Cette seconde chance, c’est la course à pied, étonnante aptitude du héros qui se destinait à une université américaine et à une bourse avant de sombrer dans la spirale de la violence en Irlande. La bourse a disparu mais pas la course à pied. La route mène les trois désaxés dans un camp de fortune, Amérique de la misère, des caravanes et des taudis. Liam y cherche sa rédemption dans l’effort et court sous le coaching inepte de Sandy. Mais, on est loin de l’effort sportif, de la course au record, de la starification télévisuelle ; "survivre c’est le nom du jeu" et ce jeu est fait de sang, de douleur et d’effort. La période dans le camp est d’une beauté saisissante renforcée par la force des personnages depuis Sandy, fou et drogué ou drogué puis fou, qui rêve d’argent et de plaisir et s’engage dans une spirale de violence qu’il croit salvatrice mais qui n’est que destructrice ; jusqu’à Angel, souillée et sexuelle, mais pure comme le nom qu’elle porte, d’une pureté qui aide Liam à croire à sa rédemption ; en passant par la figure du père et de son chien, résurgences oniriques d’une conscience hantée par le passé et par l’Irlande, manifestation de l’échec de sa première vie, des erreurs que Liam doit aujourd’hui payer.

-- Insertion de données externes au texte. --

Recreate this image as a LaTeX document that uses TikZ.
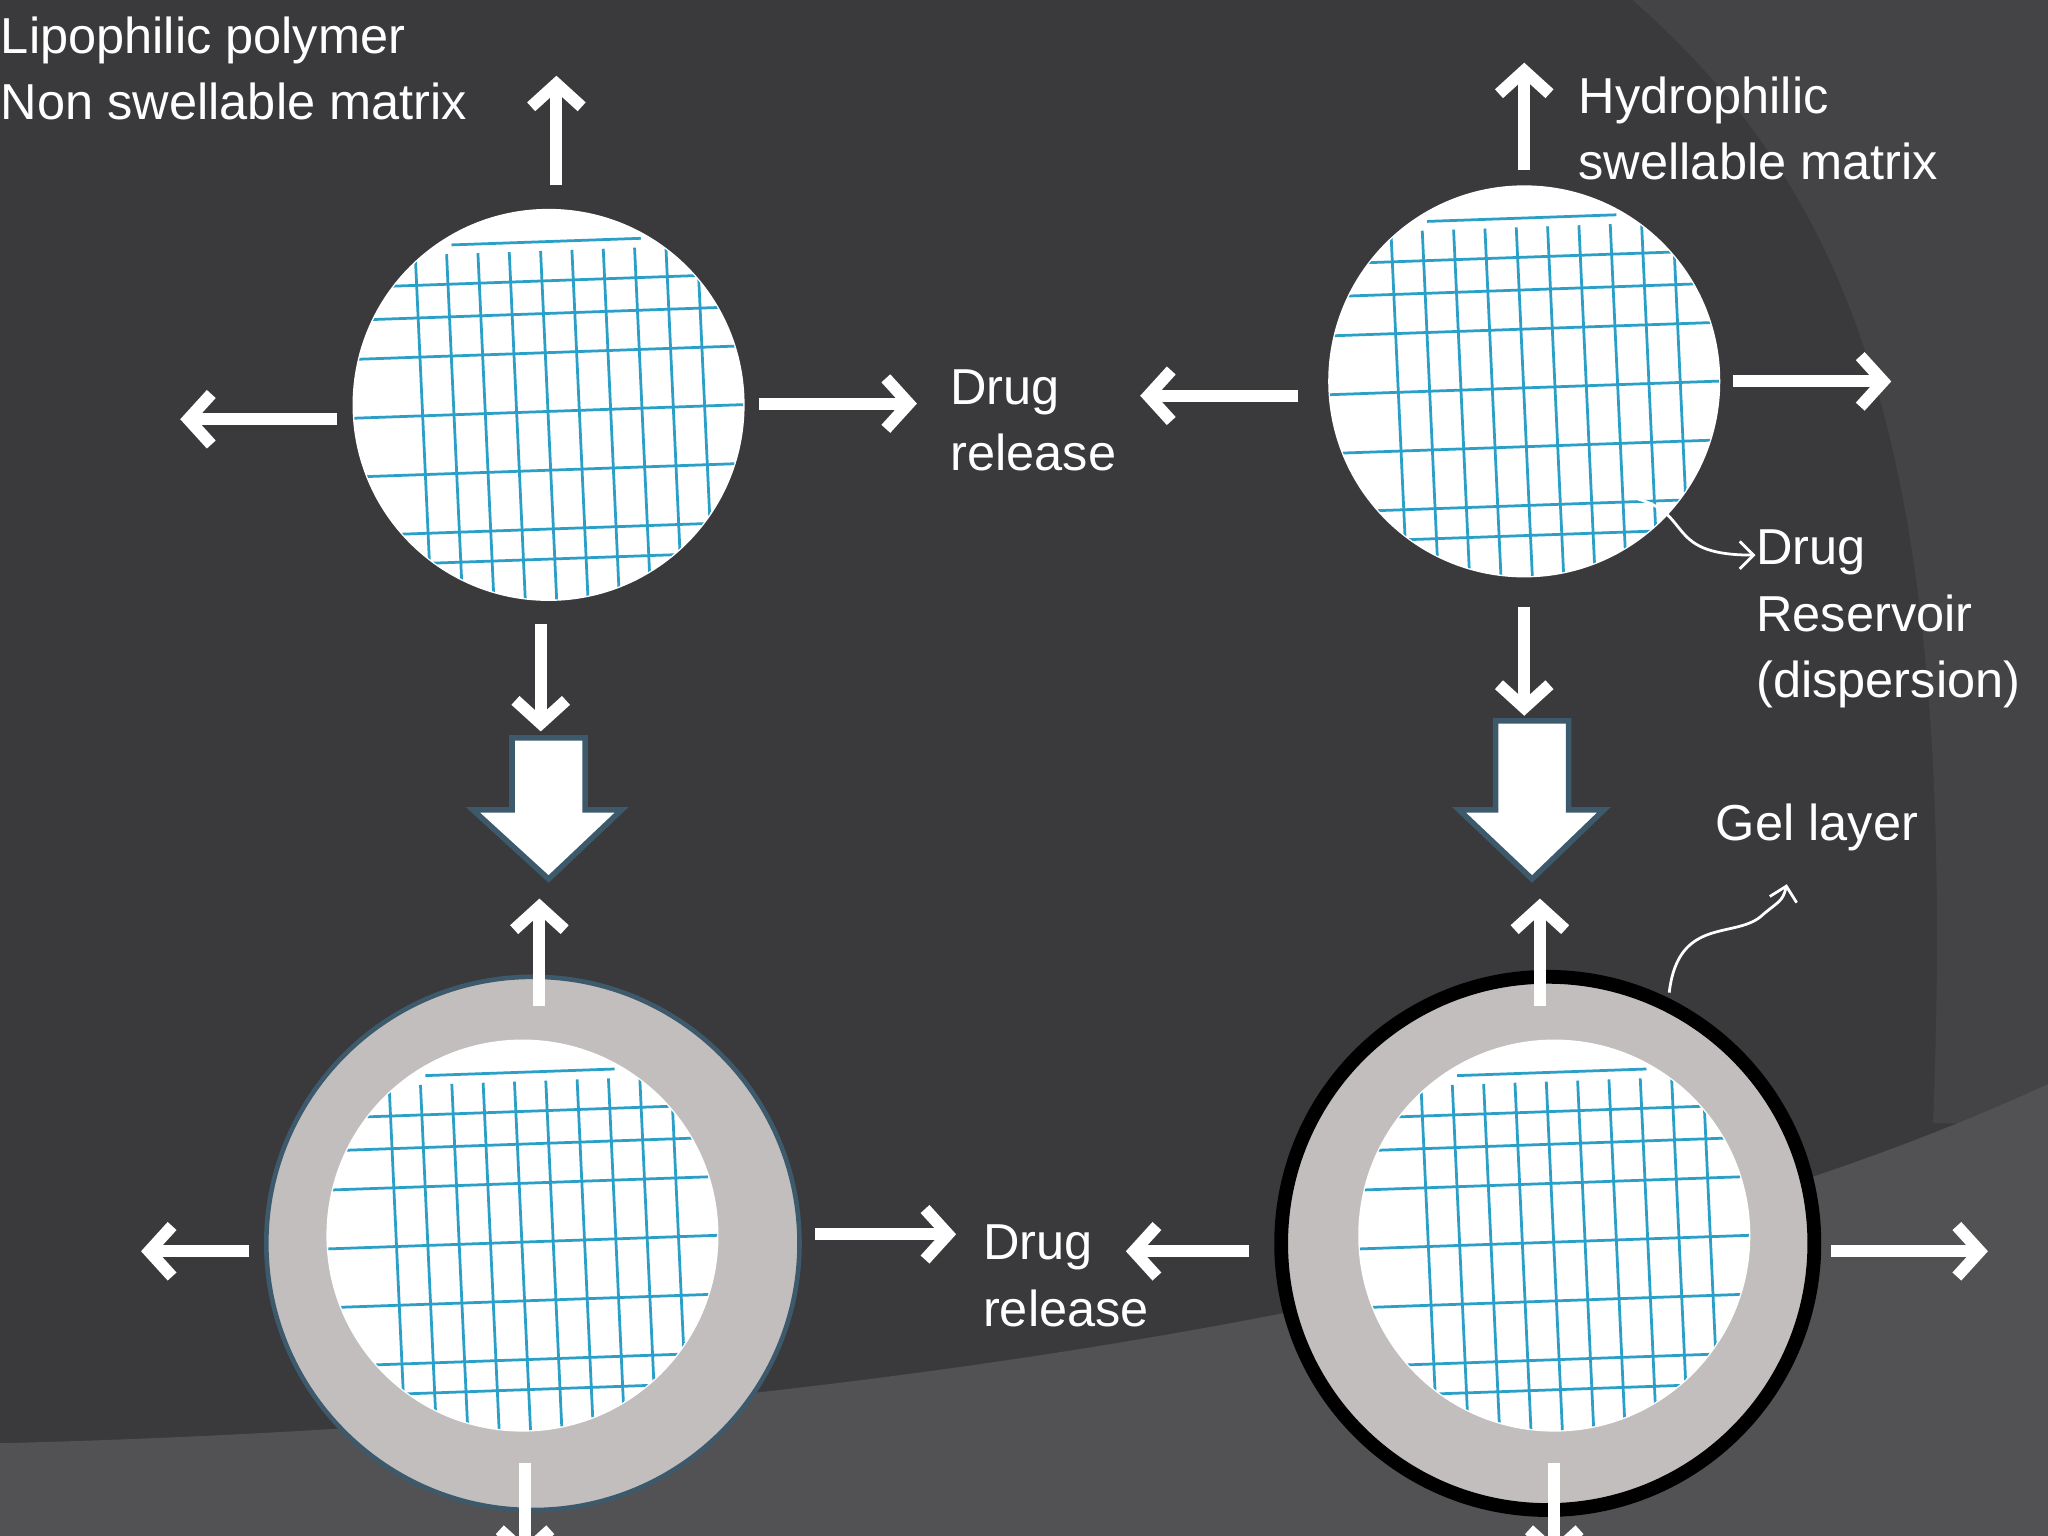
\documentclass[tikz,border=0pt]{standalone}
\usepackage{fontspec}
\setmainfont{Liberation Sans}
\usetikzlibrary{arrows.meta}
\definecolor{bg}{HTML}{3A3A3C}
\definecolor{bgl}{HTML}{444446}
\definecolor{bgb}{HTML}{525254}
\definecolor{mesh}{HTML}{2A9FC8}
\definecolor{ring}{HTML}{C2BEBE}
\definecolor{slate}{HTML}{3D5A6C}
\tikzset{
  rel/.style={white,line width=2.6pt,-{Straight Barb[length=5pt,width=11pt,line width=2.6pt]}},
  lbl/.style={white,anchor=north west,align=left,font=\fontsize{11}{14.5}\selectfont,inner sep=0pt},
  thin/.style={white,line width=0.6pt,-{Straight Barb[length=3pt,width=6pt]}},
  block/.style={fill=white,draw=slate,line width=1.2pt,line join=miter},
}
\newcommand\meshdisk[3]{%
  \node[circle,fill=white,minimum size=3cm,inner sep=0pt] (#3) at (#1,#2) {};
  \begin{scope}
    \clip (#1,#2) circle[radius=149];
    \begin{scope}[shift={(#1,#2)},rotate=2]
      \foreach \u in {-98,-74,-50,-26,-2,22,46,70,94,118}
        \draw[mesh,line width=0.6pt] (\u,-118) -- (\u+3,150);
      \foreach \v in {-95,-40,5,50,95,118}
        \draw[mesh,line width=0.6pt] (-150,\v) -- (150,\v);
      \draw[mesh,line width=0.6pt] (-70,-125) -- (75,-125);
      \draw[mesh,line width=0.6pt] (-150,-70) -- (150,-70);
    \end{scope}
  \end{scope}}
\begin{document}
\begin{tikzpicture}[x=0.01cm,y=-0.01cm]
\useasboundingbox (0,0) rectangle (1568,1176);
\fill[bg] (0,0) rectangle (1568,1176);
\fill[bgl] (1250,0) .. controls (1420,150) and (1500,350) .. (1480,860) -- (1568,860) -- (1568,0) -- cycle;
\fill[bgb] (0,1105) .. controls (600,1090) and (1200,1000) .. (1568,830) -- (1568,1176) -- (0,1176) -- cycle;
% top left
\meshdisk{420}{310}{tl}
\draw[rel] (426,142) -- (426,58);
\draw[rel] (258,321) -- (138,321);
\draw[rel] (581,309) -- (702,309);
\draw[rel] (414,478) -- (414,560);
\draw[block] (392,565) -- (448,565) -- (448,620) -- (476,620) -- (420,673) -- (362,620) -- (392,620) -- cycle;
% top right
\meshdisk{1167}{292}{tr}
\draw[rel] (1167,130) -- (1167,48);
\draw[rel] (994,303) -- (873,303);
\draw[rel] (1327,292) -- (1448,292);
\draw[rel] (1167,465) -- (1167,548);
\draw[block] (1145,552) -- (1201,552) -- (1201,620) -- (1228,620) -- (1173,673) -- (1117,620) -- (1145,620) -- cycle;
% bottom left
\node[circle,fill=ring,draw=slate,line width=1pt,minimum size=4.08cm,inner sep=0pt] (blring) at (408,952) {};
\meshdisk{400}{946}{bl}
\draw[rel] (413,770) -- (413,688);
\draw[rel] (191,958) -- (108,958);
\draw[rel] (624,945) -- (732,945);
\draw[rel] (402,1120) -- (402,1195);
% bottom right
\node[circle,fill=ring,draw=black,line width=3pt,minimum size=4.08cm,inner sep=0pt] (brring) at (1185,952) {};
\meshdisk{1190}{946}{br}
\draw[rel] (1179,770) -- (1179,688);
\draw[rel] (956,958) -- (862,958);
\draw[rel] (1402,958) -- (1522,958);
\draw[rel] (1190,1120) -- (1190,1195);
% labels
\node[lbl] (l1) at (0,12) {Lipophilic polymer\\Non swellable matrix};
\node[lbl] (l2) at (1208,58) {Hydrophilic\\swellable matrix};
\node[lbl] (l3) at (727,282) {Drug\\release};
\node[lbl] (l4) at (1344,405) {Drug\\Reservoir\\(dispersion)};
\node[lbl] (l5) at (1313,615) {Gel layer};
\node[lbl] (l6) at (752,937) {Drug\\release};
\coordinate (a1) at (1245,380);
\coordinate (a2) at (1278,760);
\draw[thin] (a1) .. controls (1300,390) and (1270,425) .. (l4.west |- 0,425);
\draw[thin] (a2) .. controls (1285,700) and (1330,720) .. (1350,700) .. controls (1362,690) and (1365,690) .. (1368,677);
\end{tikzpicture}
\end{document}
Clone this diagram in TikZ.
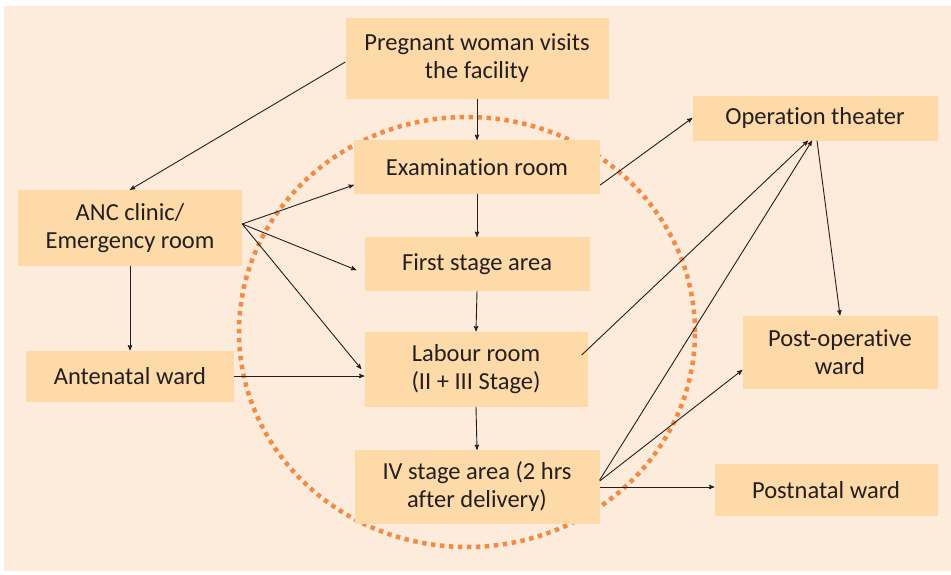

Roman de misère diront certains, mais tellement plus qu’un témoignage sur les clandestins irlandais ou sur les marginaux américains, La Filière émeraude est la preuve saisissante que la littérature américaine est une littérature vivante. La misère n’y crée pas le misérabilisme grandiloquent du discours sur l’injustice ; la douleur n’est pas repli stérile et plaintif sur soi mais nécessité de se ressourcer en soi pour se reconstruire, de plonger au plus profond du noir être pour survivre. La Filière émeraude n’est pas un "roman sur"... (la misère, les immigrés, l’Amérique). C’est un roman tout court. L’écriture sur soi et sur l’homme signifie réellement quelque chose et le je littéraire reprend tout son sens. La douleur n’y est pas affectation, pose ou stérilité névrotique, loin de la soupe littéraire marchandisée qui constitue trop fréquemment les rentrées littéraires, loin de ces trop nombreuses tentatives nihilistes, torturées, plus obsédées par elles-mêmes que par l’écriture. Michael Collins écrit avec une plume crue et brutale, un récit noir, douloureux mais porteur de rédemption.